What you are asked to do | Select each line where the word "this" appears.

Data section |
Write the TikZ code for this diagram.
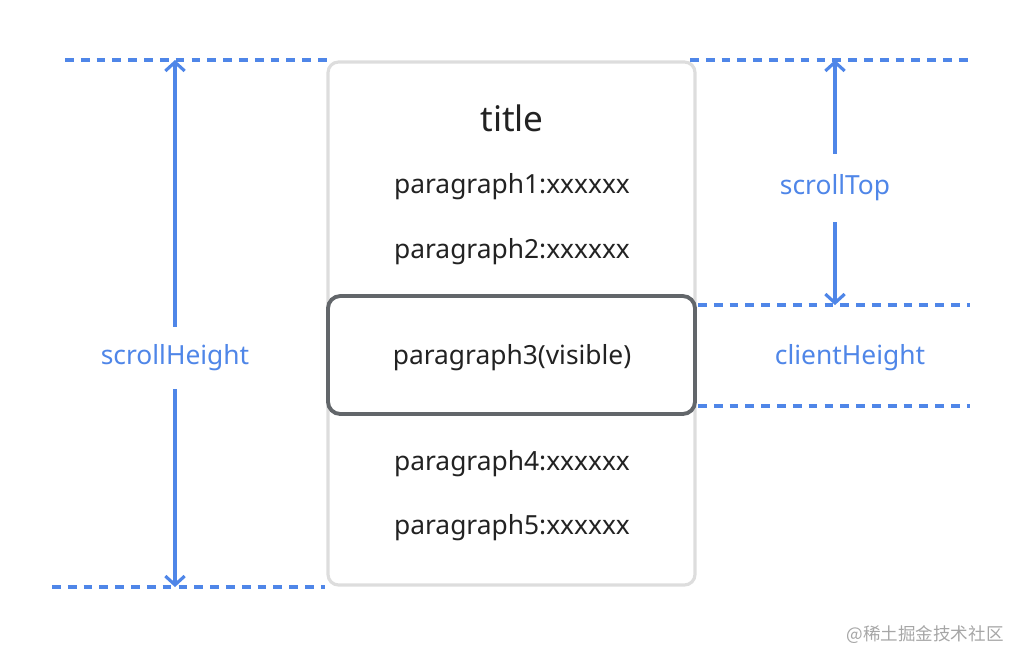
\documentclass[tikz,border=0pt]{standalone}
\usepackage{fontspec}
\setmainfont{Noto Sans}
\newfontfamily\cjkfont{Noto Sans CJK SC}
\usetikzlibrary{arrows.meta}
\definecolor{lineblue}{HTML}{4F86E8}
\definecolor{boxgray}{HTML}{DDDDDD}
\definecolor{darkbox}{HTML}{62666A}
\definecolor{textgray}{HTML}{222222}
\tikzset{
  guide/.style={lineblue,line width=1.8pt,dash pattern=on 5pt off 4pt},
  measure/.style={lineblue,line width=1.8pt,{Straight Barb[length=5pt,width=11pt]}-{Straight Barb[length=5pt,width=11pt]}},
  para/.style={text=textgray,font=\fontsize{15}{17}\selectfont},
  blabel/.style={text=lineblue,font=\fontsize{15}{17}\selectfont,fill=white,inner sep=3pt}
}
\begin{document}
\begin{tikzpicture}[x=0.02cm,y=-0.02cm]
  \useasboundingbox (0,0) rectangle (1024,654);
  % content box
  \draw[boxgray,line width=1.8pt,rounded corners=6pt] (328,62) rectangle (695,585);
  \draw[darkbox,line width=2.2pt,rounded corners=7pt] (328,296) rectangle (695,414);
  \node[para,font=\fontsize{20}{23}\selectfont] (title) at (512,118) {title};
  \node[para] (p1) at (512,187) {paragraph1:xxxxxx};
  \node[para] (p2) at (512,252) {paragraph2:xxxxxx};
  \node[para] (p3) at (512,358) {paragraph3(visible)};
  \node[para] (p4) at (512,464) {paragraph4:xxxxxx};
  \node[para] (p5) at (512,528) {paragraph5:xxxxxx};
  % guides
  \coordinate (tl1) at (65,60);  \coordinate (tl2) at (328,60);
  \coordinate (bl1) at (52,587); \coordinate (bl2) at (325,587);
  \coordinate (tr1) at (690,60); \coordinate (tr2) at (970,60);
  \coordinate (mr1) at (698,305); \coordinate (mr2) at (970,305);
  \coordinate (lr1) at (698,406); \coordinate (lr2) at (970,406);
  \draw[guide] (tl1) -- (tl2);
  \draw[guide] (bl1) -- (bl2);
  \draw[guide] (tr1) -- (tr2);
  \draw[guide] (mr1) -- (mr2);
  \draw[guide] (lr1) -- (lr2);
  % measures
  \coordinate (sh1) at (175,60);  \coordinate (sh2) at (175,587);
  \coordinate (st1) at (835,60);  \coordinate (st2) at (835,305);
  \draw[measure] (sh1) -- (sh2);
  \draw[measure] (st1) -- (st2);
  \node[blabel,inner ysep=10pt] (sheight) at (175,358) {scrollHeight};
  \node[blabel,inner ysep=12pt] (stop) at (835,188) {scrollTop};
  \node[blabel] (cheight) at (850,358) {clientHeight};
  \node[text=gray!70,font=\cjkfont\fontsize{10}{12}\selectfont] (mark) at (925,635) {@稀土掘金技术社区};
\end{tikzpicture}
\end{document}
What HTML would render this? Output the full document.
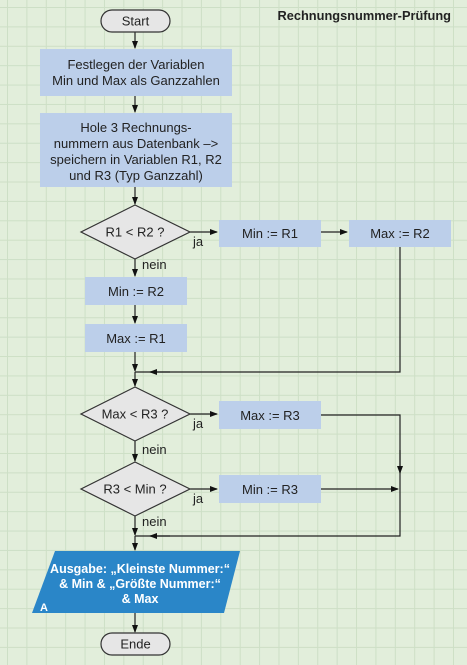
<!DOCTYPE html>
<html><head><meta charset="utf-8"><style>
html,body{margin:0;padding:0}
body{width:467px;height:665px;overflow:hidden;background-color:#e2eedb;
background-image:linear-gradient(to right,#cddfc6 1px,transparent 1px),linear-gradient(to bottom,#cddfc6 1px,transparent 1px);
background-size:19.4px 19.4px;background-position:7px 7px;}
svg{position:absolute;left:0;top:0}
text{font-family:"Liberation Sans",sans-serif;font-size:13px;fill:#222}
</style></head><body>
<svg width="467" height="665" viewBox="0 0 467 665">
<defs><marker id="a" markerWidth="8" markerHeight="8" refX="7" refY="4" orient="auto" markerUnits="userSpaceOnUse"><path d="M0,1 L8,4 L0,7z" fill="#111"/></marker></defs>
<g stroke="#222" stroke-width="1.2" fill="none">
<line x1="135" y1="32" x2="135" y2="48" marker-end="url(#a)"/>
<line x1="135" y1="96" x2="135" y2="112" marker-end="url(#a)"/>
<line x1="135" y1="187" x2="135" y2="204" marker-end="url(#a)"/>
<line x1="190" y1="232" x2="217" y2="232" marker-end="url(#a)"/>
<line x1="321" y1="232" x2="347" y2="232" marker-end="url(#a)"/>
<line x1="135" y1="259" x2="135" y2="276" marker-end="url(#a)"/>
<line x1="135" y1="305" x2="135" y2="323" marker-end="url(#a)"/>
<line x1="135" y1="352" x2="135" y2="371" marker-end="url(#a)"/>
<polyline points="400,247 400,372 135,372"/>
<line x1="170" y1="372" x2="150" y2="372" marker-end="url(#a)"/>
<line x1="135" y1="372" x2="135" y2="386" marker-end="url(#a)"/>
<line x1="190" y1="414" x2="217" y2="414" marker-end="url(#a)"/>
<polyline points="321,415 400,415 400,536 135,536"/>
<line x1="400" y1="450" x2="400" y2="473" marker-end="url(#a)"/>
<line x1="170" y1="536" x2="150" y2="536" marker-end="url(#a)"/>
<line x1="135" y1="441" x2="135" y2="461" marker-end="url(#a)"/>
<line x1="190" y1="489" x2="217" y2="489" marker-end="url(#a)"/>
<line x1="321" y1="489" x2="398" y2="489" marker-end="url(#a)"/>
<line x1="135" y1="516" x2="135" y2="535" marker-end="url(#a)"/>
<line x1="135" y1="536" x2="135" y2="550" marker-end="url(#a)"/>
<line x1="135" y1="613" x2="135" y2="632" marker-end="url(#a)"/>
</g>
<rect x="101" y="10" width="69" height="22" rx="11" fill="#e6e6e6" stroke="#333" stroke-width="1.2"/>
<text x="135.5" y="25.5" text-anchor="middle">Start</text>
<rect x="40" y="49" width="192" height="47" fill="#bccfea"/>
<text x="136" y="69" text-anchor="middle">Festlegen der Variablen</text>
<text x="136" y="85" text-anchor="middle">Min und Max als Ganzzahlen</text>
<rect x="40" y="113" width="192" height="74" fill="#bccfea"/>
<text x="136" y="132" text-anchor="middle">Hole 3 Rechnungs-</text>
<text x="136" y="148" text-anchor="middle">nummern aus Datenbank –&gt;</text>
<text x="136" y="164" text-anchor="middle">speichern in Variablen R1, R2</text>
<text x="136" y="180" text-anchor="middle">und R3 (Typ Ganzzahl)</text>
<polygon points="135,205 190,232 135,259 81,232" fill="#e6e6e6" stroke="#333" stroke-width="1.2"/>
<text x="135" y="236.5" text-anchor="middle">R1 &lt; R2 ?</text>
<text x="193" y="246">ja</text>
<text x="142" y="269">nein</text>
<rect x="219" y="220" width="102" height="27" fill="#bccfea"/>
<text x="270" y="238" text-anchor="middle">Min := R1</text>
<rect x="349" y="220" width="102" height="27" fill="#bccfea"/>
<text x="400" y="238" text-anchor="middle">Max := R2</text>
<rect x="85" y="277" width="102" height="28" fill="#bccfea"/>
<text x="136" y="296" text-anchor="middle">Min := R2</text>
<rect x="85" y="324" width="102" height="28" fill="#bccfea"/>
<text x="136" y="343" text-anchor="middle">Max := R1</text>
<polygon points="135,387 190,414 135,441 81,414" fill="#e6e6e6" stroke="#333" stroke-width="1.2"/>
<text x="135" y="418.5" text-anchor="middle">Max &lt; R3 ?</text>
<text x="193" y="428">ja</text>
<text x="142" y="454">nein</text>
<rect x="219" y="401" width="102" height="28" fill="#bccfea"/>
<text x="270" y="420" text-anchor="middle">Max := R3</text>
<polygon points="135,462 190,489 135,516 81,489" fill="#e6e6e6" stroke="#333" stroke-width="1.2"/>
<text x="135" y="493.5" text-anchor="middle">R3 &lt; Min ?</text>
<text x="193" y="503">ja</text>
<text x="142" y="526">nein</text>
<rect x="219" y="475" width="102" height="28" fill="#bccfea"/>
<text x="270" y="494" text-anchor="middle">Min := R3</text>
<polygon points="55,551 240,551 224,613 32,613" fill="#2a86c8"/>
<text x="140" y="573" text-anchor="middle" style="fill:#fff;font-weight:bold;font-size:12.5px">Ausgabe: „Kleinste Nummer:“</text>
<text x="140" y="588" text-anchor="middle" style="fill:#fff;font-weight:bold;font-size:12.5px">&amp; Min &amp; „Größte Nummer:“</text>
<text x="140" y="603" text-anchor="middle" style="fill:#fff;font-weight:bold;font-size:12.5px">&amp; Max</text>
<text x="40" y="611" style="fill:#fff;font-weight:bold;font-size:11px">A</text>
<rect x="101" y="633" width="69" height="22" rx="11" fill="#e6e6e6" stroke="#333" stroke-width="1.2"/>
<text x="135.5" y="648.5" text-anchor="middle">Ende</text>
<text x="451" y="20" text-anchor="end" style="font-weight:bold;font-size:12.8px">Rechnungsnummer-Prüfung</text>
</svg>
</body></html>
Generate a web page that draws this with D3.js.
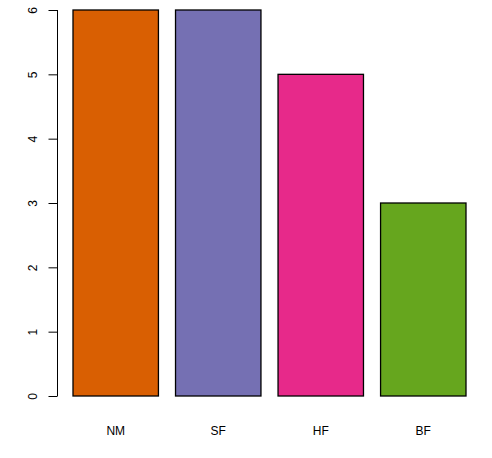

Solution |
Write the TikZ code for this diagram.
What HTML would render this? Output the full document.
Generate a web page that draws this with D3.js.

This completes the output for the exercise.